Holding — Parker, J.
- The Court of Appeals of the State of Minnesota held that the trial court did not err in concluding that Dynamics was not entitled to a commission based on either the employee's offer or the offers made by Klug.
Rule
- A broker is not entitled to a commission if an offer made by the broker or its employee does not comply with the terms of the listing agreement or if the seller does not consent to the agent's dual role as buyer.
Reasoning
- The Court of Appeals of the State of Minnesota reasoned that an agent typically forfeits their right to a commission when they become the purchaser unless there is a special agreement allowing for such compensation, which was not present in this case.
- The court noted that consent from the seller was required to maintain the principal-agent relationship, and that the express terms of the agreement did not allow for Dynamics or its agents to purchase the property without forfeiting their commission.
- Regarding Klug's offers, the court found that they did not match the terms outlined in the listing agreements, particularly in terms of down payment and financing.
- Furthermore, the court emphasized that a valid acceptance must meet the offer's terms exactly, which was not the case here.
- Consequently, the lack of a binding agreement between Klug and the Richards supported the trial court's decision.
Deep Dive: How the Court Reached Its Decision
Agent Commissions and Dual Roles
The court emphasized that when an agent, such as a broker, presents an offer to purchase the property they are selling, the agent typically forfeits their right to a commission unless there is a special agreement permitting such compensation. The rationale behind this rule is to maintain the integrity of the principal-agent relationship and to prevent conflicts of interest. In this case, Dynamics, through its employee Robert Stevens, presented an offer for the Richards' property while also acting as the agent. The court found that no special agreement existed that would allow Dynamics to retain its commission despite Stevens' dual role. Furthermore, the express terms of the listing agreements did not authorize Dynamics or its agents to purchase the property without losing the right to a commission. Hence, the court upheld the trial court's decision that Dynamics was not entitled to a commission based on the offer made by Stevens.
Requirements for Valid Offers and Acceptances
The court also examined the offers made by Fred Klug in relation to the listing agreements between the parties. It noted that a broker is entitled to a commission if they produce a buyer who is ready, willing, and able to purchase the property on the terms fixed by the seller. However, in this case, the court found that Klug's offers did not match the terms outlined in the listing agreements, particularly concerning down payments and financing conditions. The court pointed out that an acceptance must align precisely with the terms of the offer under the mirror image rule. Since Klug's second offer varied significantly from the terms of the listing agreements, including a lower down payment and different financing arrangements, it was deemed insufficient. Consequently, the court concluded that there was no binding agreement between Klug and the Richards, supporting the trial court's decision to grant summary judgment against Dynamics.

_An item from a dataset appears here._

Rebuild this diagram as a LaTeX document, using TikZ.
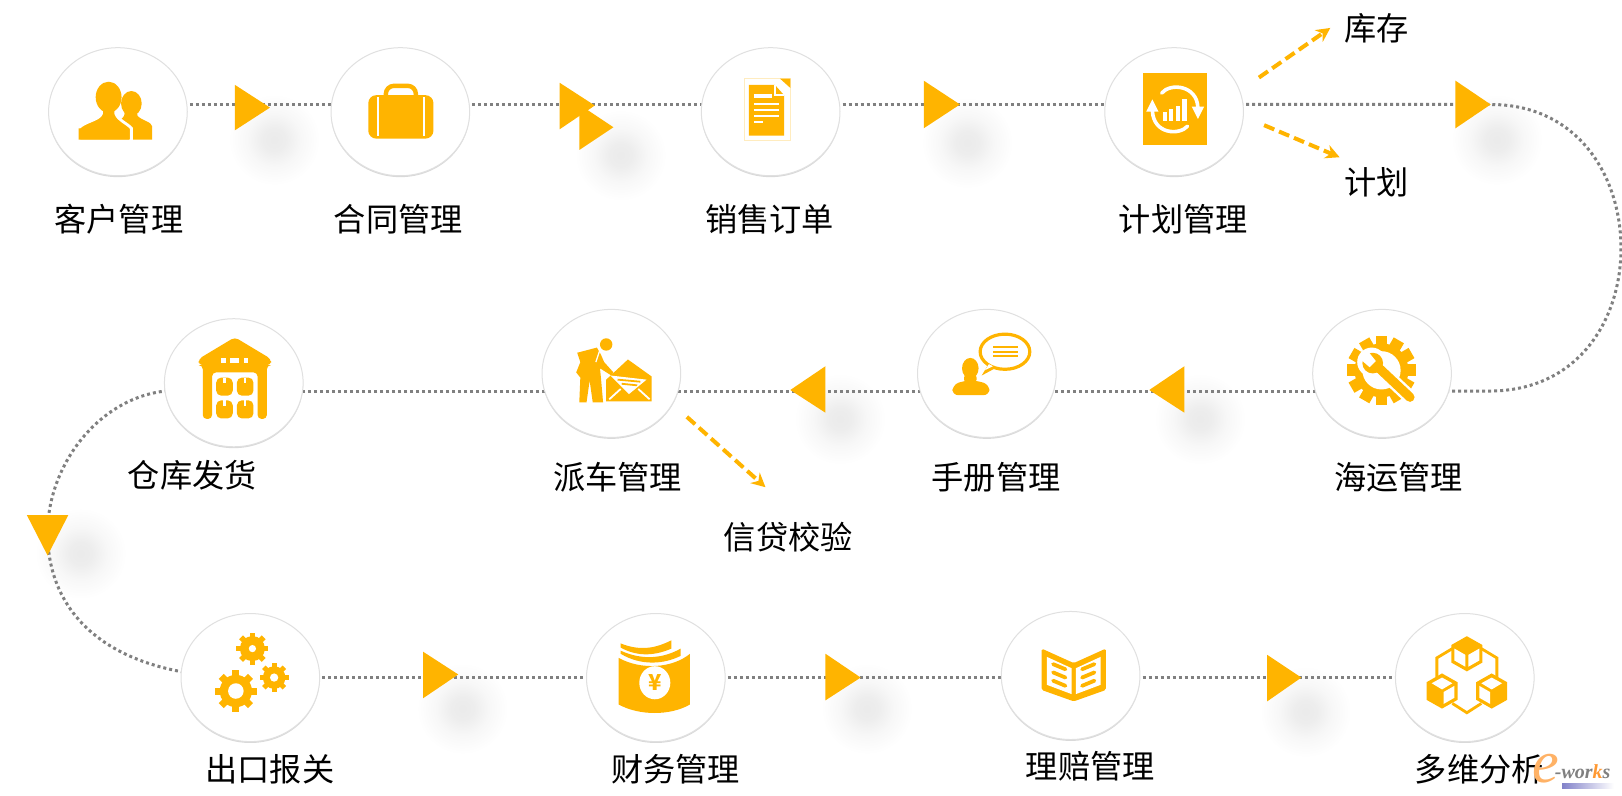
\documentclass[tikz,border=0pt]{standalone}
\usepackage{fontspec}
\setmainfont{Noto Sans CJK SC}
\newfontfamily\wmfont{Liberation Serif}
\usetikzlibrary{shapes.geometric,arrows.meta,shadows}
\definecolor{amber}{HTML}{FFB400}
\definecolor{dotgray}{HTML}{808080}
\pgfdeclarelayer{bg}
\pgfsetlayers{bg,main}
\pgfdeclareradialshading{spot}{\pgfpoint{0bp}{0bp}}{color(0bp)=(black!8); color(6bp)=(black!7); color(14bp)=(black!3); color(24bp)=(white); color(50bp)=(white)}
\tikzset{
  ic/.style={fill=amber,draw=none},
  wh/.style={fill=white,draw=none},
  circ/.style={ellipse,minimum width=69.3pt,minimum height=64pt,inner sep=0pt,fill=white,draw=black!12,line width=0.5pt,
     drop shadow={shadow xshift=0pt,shadow yshift=-0.7pt,opacity=0.15,fill=black}},
  lab/.style={font=\fontsize{16.1}{16.1}\selectfont,text=black,inner sep=0pt},
  dotline/.style={draw=dotgray,line width=1.5pt,dash pattern=on 1.5pt off 1.5pt},
  dasharrow/.style={draw=amber,line width=2pt,dash pattern=on 5.5pt off 2.6pt,-{Stealth[length=7pt,width=7pt]}},
}
\newcommand\geargl[5]{%
  \begin{scope}[shift={(#1,#2)}]
    \fill[ic] (0,0) circle[radius={0.78*#3}];
    \foreach \i in {1,...,#5}{\fill[ic,rotate={\i*360/#5}] ({-0.17*#3},0) rectangle ({0.17*#3},{-#3});}
    \fill[wh] (0,0) circle[radius=#4];
  \end{scope}}
\newcommand\cubeic[3]{%
  \begin{scope}[shift={(#1,#2)}]
    \fill[ic] (0,-17)--(15,-8.5)--(15,8.5)--(0,17)--(-15,8.5)--(-15,-8.5)--cycle;
    \ifcase#3\relax
      \fill[wh] (-12,-5)--(-1.5,1)--(-1.5,12.5)--(-12,6.5)--cycle;
      \fill[wh] (12,-5)--(1.5,1)--(1.5,12.5)--(12,6.5)--cycle;
    \or
      \fill[wh] (0,-13)--(10,-7.5)--(0,-1.5)--(-10,-7.5)--cycle;
      \fill[wh] (12,-5)--(1.5,1)--(1.5,12.5)--(12,6.5)--cycle;
    \or
      \fill[wh] (0,-13)--(10,-7.5)--(0,-1.5)--(-10,-7.5)--cycle;
      \fill[wh] (-12,-5)--(-1.5,1)--(-1.5,12.5)--(-12,6.5)--cycle;
    \fi
  \end{scope}}
\begin{document}
\begin{tikzpicture}[x=0.517pt,y=-0.517pt]
\useasboundingbox (0,0) rectangle (1568,768.6);
% rows
\coordinate (r1) at (0,101);
\coordinate (r2) at (0,378);
\coordinate (r3) at (0,655);
% circles
\node[circ] (c1) at (114,108) {};
\node[circ] (c2) at (387,108) {};
\node[circ] (c3) at (745,108) {};
\node[circ] (c4) at (1135,108) {};
\node[circ] (c5) at (1336,361) {};
\node[circ] (c6) at (954,361) {};
\node[circ] (c7) at (591,361) {};
\node[circ] (c8) at (226,370) {};
\node[circ] (c9) at (242,655) {};
\node[circ] (c10) at (634,655) {};
\node[circ] (c11) at (1035,653) {};
\node[circ] (c12) at (1416,655) {};
% free points
\coordinate (p1) at (1441,101);
\coordinate (p2) at (1440,378);
\coordinate (q1) at (160,378);
\coordinate (q2) at (46,515);
\coordinate (a1) at (1217,75);
\coordinate (a2) at (1286,27);
\coordinate (a3) at (1222,121);
\coordinate (a4) at (1295,152);
\coordinate (a5) at (664,403);
\coordinate (a6) at (740,471);
\begin{pgfonlayer}{bg}
  \fill[white] (0,0) rectangle (1568,768.6);
  \shade[shading=spot] (265,135) circle[radius=46];
  \shade[shading=spot] (600,150) circle[radius=46];
  \shade[shading=spot] (935,138) circle[radius=46];
  \shade[shading=spot] (1447,135) circle[radius=46];
  \shade[shading=spot] (1160,405) circle[radius=46];
  \shade[shading=spot] (812,405) circle[radius=46];
  \shade[shading=spot] (78,535) circle[radius=46];
  \shade[shading=spot] (447,685) circle[radius=46];
  \shade[shading=spot] (838,685) circle[radius=46];
  \shade[shading=spot] (1262,688) circle[radius=46];
  \draw[dotline] (c1 |- r1) -- (c2 |- r1);
  \draw[dotline] (c2 |- r1) -- (c3 |- r1);
  \draw[dotline] (c3 |- r1) -- (c4 |- r1);
  \draw[dotline] (c4 |- r1) -- (p1) .. controls (1525,101) and (1567,170) .. (1567,240) .. controls (1567,310) and (1525,378) .. (p2) -- (c5 |- r2);
  \draw[dotline] (c5 |- r2) -- (c6 |- r2);
  \draw[dotline] (c6 |- r2) -- (c7 |- r2);
  \draw[dotline] (c7 |- r2) -- (c8 |- r2);
  \draw[dotline] (c8 |- r2) -- (q1) .. controls (95,385) and (46,450) .. (q2) .. controls (46,590) and (100,655) .. (c9 |- r3);
  \draw[dotline] (c9 |- r3) -- (c10 |- r3);
  \draw[dotline] (c10 |- r3) -- (c11 |- r3);
  \draw[dotline] (c11 |- r3) -- (c12 |- r3);
\end{pgfonlayer}
% triangles
\fill[ic] (227,82)--(227,126)--(261,104)--cycle;
\fill[ic] (541,80)--(541,125)--(575,102)--cycle;
\fill[ic] (560,101)--(560,145)--(593,123)--cycle;
\fill[ic] (893,78)--(893,124)--(928,101)--cycle;
\fill[ic] (1407,78)--(1407,124)--(1441,101)--cycle;
\fill[ic] (1111,377)--(1145,354)--(1145,399)--cycle;
\fill[ic] (764,377)--(798,354)--(798,399)--cycle;
\fill[ic] (26,498)--(66,498)--(46,537)--cycle;
\fill[ic] (409,630)--(409,675)--(443,652)--cycle;
\fill[ic] (798,632)--(798,677)--(832,655)--cycle;
\fill[ic] (1225,633)--(1225,678)--(1258,655)--cycle;
% dashed arrows
\draw[dasharrow] (a1) -- (a2);
\draw[dasharrow] (a3) -- (a4);
\draw[dasharrow] (a5) -- (a6);
% labels
\node[lab] (l1) at (115,212) {客户管理};
\node[lab] (l2) at (385,212) {合同管理};
\node[lab] (l3) at (744,212) {销售订单};
\node[lab] (l4) at (1144,212) {计划管理};
\node[lab] (l5) at (1331,27) {库存};
\node[lab] (l6) at (1331,176) {计划};
\node[lab] (l7) at (186,459) {仓库发货};
\node[lab] (l8) at (597,461) {派车管理};
\node[lab] (l9) at (963,461) {手册管理};
\node[lab] (l10) at (1352,461) {海运管理};
\node[lab] (l11) at (762,519) {信贷校验};
\node[lab] (l12) at (261,744) {出口报关};
\node[lab] (l13) at (653,744) {财务管理};
\node[lab] (l14) at (1054,741) {理赔管理};
\node[lab] (l15) at (1430,744) {多维分析};
% icon 1: people
\fill[ic] (127,100) ellipse [x radius=10,y radius=12];
\fill[ic] (121,106)--(120,112) .. controls (118,116) and (112,118) .. (108,120)--(108,135)--(147,135)--(147,122) .. controls (147,118) and (136,116) .. (133,112)--(132,106)--cycle;
\draw[white,line width=1.4pt,fill=amber] (98,104)--(98,110) .. controls (96,116) and (80,118) .. (76,124)--(76,136)--(127,136)--(127,124) .. controls (124,120) and (114,116) .. (112,110)--(112,104)--cycle;
\fill[ic] (105,94) ellipse [x radius=12.5,y radius=15];
\fill[ic] (76,124)--(76,135)--(125,135)--(125,125)--cycle;
% icon 2: suitcase
\draw[amber,line width=2.2pt,rounded corners=4pt] (373,94)--(373,83)--(402,83)--(402,94);
\fill[ic,rounded corners=4pt] (356,92) rectangle (419,134);
\fill[wh] (364.5,93.5) rectangle (366.5,131);
\fill[wh] (409,93.5) rectangle (411,131);
% icon 3: document
\draw[amber!25,line width=0.5pt] (720,76) rectangle (764,136);
\fill[ic] (754,76)--(764,76)--(764,85)--cycle;
\fill[ic] (724,82)--(749,82)--(758,92)--(758,131)--(724,131)--cycle;
\draw[white,line width=0.9pt] (749,82)--(749,92)--(758,92);
\fill[wh] (729,90.5) rectangle (746,95);
\fill[wh] (729,99.5) rectangle (753,101.5);
\fill[wh] (729,105) rectangle (753,107.5);
\fill[wh] (729,111) rectangle (753,113);
\fill[wh] (729,116.5) rectangle (737.5,119);
% icon 4: planning
\fill[ic] (1105,71) rectangle (1167,140);
\foreach \x/\t in {1124.5/108,1130/105,1137/102,1143/96}{\fill[wh] (\x,117) rectangle ++(4,{\t-117});}
\draw[white,line width=1.8pt,line cap=round] (1123,90) .. controls (1131,80) and (1157,82) .. (1158,104);
\fill[wh] (1152,103)--(1164,103)--(1158,115)--cycle;
\draw[white,line width=1.8pt,line cap=round] (1148,122) .. controls (1140,131) and (1115,130) .. (1114,107);
\fill[wh] (1108,108)--(1120,108)--(1114,96)--cycle;
% icon 5: warehouse
\fill[ic,rounded corners=2pt] (227,326)--(262,347)--(262,353)--(258,353)--(258,405)--(249,405)--(249,360)--(205,360)--(205,405)--(196,405)--(196,353)--(192,353)--(192,347)--cycle;
\fill[wh] (214,346) rectangle (218,350.5);
\fill[wh] (222.5,346) rectangle (231,350.5);
\fill[wh] (236,346) rectangle (240,350.5);
\foreach \x/\y in {209/365,229/365,209/387,229/387}{
  \fill[ic,rounded corners=2.5pt] (\x,\y) rectangle ++(16,17.5);
  \fill[wh] ({\x+7},\y) rectangle ++(2,5);
}
% icon 6: person and envelope
\fill[ic] (586,333) circle[radius=6];
\fill[ic] (558,341)--(577,336)--(581,343)--(584,350)--(593,360)--(591,363)--(580,356)--(581,366)--(583,389)--(573,389)--(570,368)--(567,389)--(560,389)--(561,365)--(557,360)--(561,350)--cycle;
\draw[white,line width=0.6pt] (580,338)--(576,350);
\fill[ic] (586,367)--(607,347.5)--(630,364)--(630,388)--(586,388)--cycle;
\fill[wh] (590,363)--(625,367)--(608,381)--cycle;
\draw[amber,line width=0.9pt] (597,367)--(619,369) (601,371)--(616,372.5);
\draw[white,line width=0.9pt] (589,386)--(600,376) (628,386)--(617,376);
% icon 7: speech
\draw[amber,line width=1.6pt,fill=white] (971.5,340) ellipse [x radius=24,y radius=17];
\fill[ic] (955,353)--(949,363)--(962,356)--cycle;
\fill[wh] (956,352)--(952,358)--(960,354)--cycle;
\foreach \y in {334.5,339,343.5}{\fill[ic] (960,\y) rectangle (984,{\y+2});}
\fill[ic] (938,356) ellipse [x radius=8,y radius=10];
\fill[ic,rounded corners=2.5pt] (932,360) rectangle (944,372);
\fill[ic,rounded corners=3pt] (920.5,382)--(921,372)--(932,368)--(945,368)--(956.5,372)--(956.5,382)--cycle;
% icon 8: gear and wrench
\geargl{1335.5}{358}{33.5}{18.5}{12}
\draw[white,line width=7pt,line cap=round] (1329,352)--(1363,384);
\fill[wh] (1326,350) circle[radius=14];
\draw[amber,line width=4.6pt,line cap=round] (1329,352)--(1363,384);
\fill[ic] (1327,351) circle[radius=10];
\fill[wh] (1316,348)--(1322,339)--(1330,349)--(1324,355)--cycle;
% icon 9: gears
\geargl{228}{668}{20}{7.5}{8}
\geargl{244}{627}{15.5}{3.5}{8}
\geargl{265}{655}{14}{4}{8}
% icon 10: money
\fill[ic] (600,622) .. controls (620,630) and (635,626) .. (649,619)--(649,627) .. controls (635,633) and (618,636) .. (600,626)--cycle;
\fill[ic] (600,629) .. controls (622,639) and (642,636) .. (658,627)--(658,634) .. controls (642,642) and (620,644) .. (600,632)--cycle;
\fill[ic] (598,636) .. controls (620,648) and (650,646) .. (667,632)--(667,681) .. controls (648,692) and (618,692) .. (598,681)--cycle;
\fill[wh] (633,660) ellipse [x radius=15,y radius=16];
\node[font=\fontsize{11}{11}\selectfont\bfseries,text=amber,inner sep=0pt] (yen) at (633,660) {¥};
% icon 11: open book
\fill[ic,rounded corners=0.8pt] (1007,627)--(1038,641)--(1069,627)--(1069,667)--(1038,678)--(1007,667)--cycle;
\fill[wh] (1012,635)--(1036,646)--(1036,671)--(1012,662)--cycle;
\fill[wh] (1064,635)--(1040,646)--(1040,671)--(1064,662)--cycle;
\draw[amber,line width=1.9pt,line cap=round] (1018,642)--(1030,647) (1018,650)--(1030,655) (1018,658)--(1030,663);
\draw[amber,line width=1.9pt,line cap=round] (1058,642)--(1046,647) (1058,650)--(1046,655) (1058,658)--(1046,663);
% icon 12: cubes
\draw[amber,line width=1.4pt] (1404,627)--(1389,636)--(1389,655) (1432,627)--(1447,636)--(1447,655) (1404,680)--(1418,689)--(1432,680);
\cubeic{1418}{632}{0}
\cubeic{1394}{668}{1}
\cubeic{1442}{668}{2}
% watermark
\node[inner sep=0pt,text=orange!60!white,font=\wmfont\itshape\fontsize{30}{30}\selectfont] (wm1) at (1494,743) {e};
\shade[left color=blue!40!gray!70,right color=white] (1510,757) rectangle (1560,762);
\node[inner sep=0pt,text=black!50,font=\wmfont\bfseries\itshape\fontsize{10}{10}\selectfont] (wm2) at (1530,746) {-wor\textcolor{orange!80}{k}s};
\end{tikzpicture}
\end{document}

Consent and Disclosure in Real Estate Transactions
The court further highlighted the importance of consent and disclosure in real estate transactions where agents act on behalf of both sellers and buyers. It reiterated that consent from the seller is essential to maintain the principal-agent relationship when an agent stands to benefit personally from a transaction. Although Dynamics argued that the Richards' actions could be interpreted as implicit consent to the sale to Brick and Mortar, the court found that the Richards' distrust regarding the financial stability of the partnership undermined any claim of implied consent. The court maintained that the circumstances surrounding Stevens' conflict of interest needed to be fully disclosed and accepted by the seller to preserve the integrity of the agent's representation. Thus, the court concluded that the Richards were justified in their refusal to accept the offer without additional financial assurances, further supporting the trial court's ruling.

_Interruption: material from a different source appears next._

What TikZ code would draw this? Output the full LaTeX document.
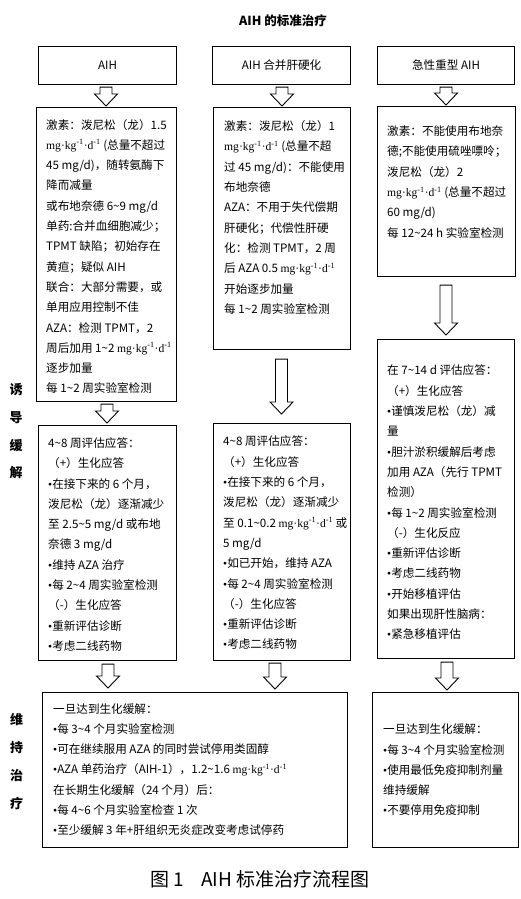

Summary Judgment Standards
The court referenced the standards for granting summary judgment, which dictate that such a judgment may only be granted when there are no genuine issues of material fact and one party is entitled to judgment as a matter of law. In reviewing the appeal, the court was tasked with determining whether genuine issues of material fact existed and whether the trial court had correctly applied the law. The appellate court noted that when evaluating the evidence, it must be viewed in the light most favorable to the party against whom the summary judgment was granted. In this case, the court found no genuine issues of material fact that would preclude summary judgment in favor of the Richards, leading to the affirmation of the trial court's decision.
Final Decision and Implications
Ultimately, the court affirmed the trial court's grant of summary judgment to the Richards, concluding that Dynamics was not entitled to a commission based on either the offer made by its employee or the offers exchanged between Klug and the Richards. This decision reinforced the principles governing agent commissions, the necessity for precise compliance with terms in real estate contracts, and the critical nature of consent in transactions involving potential conflicts of interest. The ruling also clarified that real estate agents cannot automatically expect to receive commissions when they enter into dual roles without clear agreements allowing for such arrangements. The court's findings served to underscore the need for transparency and adherence to the contractual obligations outlined in listing agreements.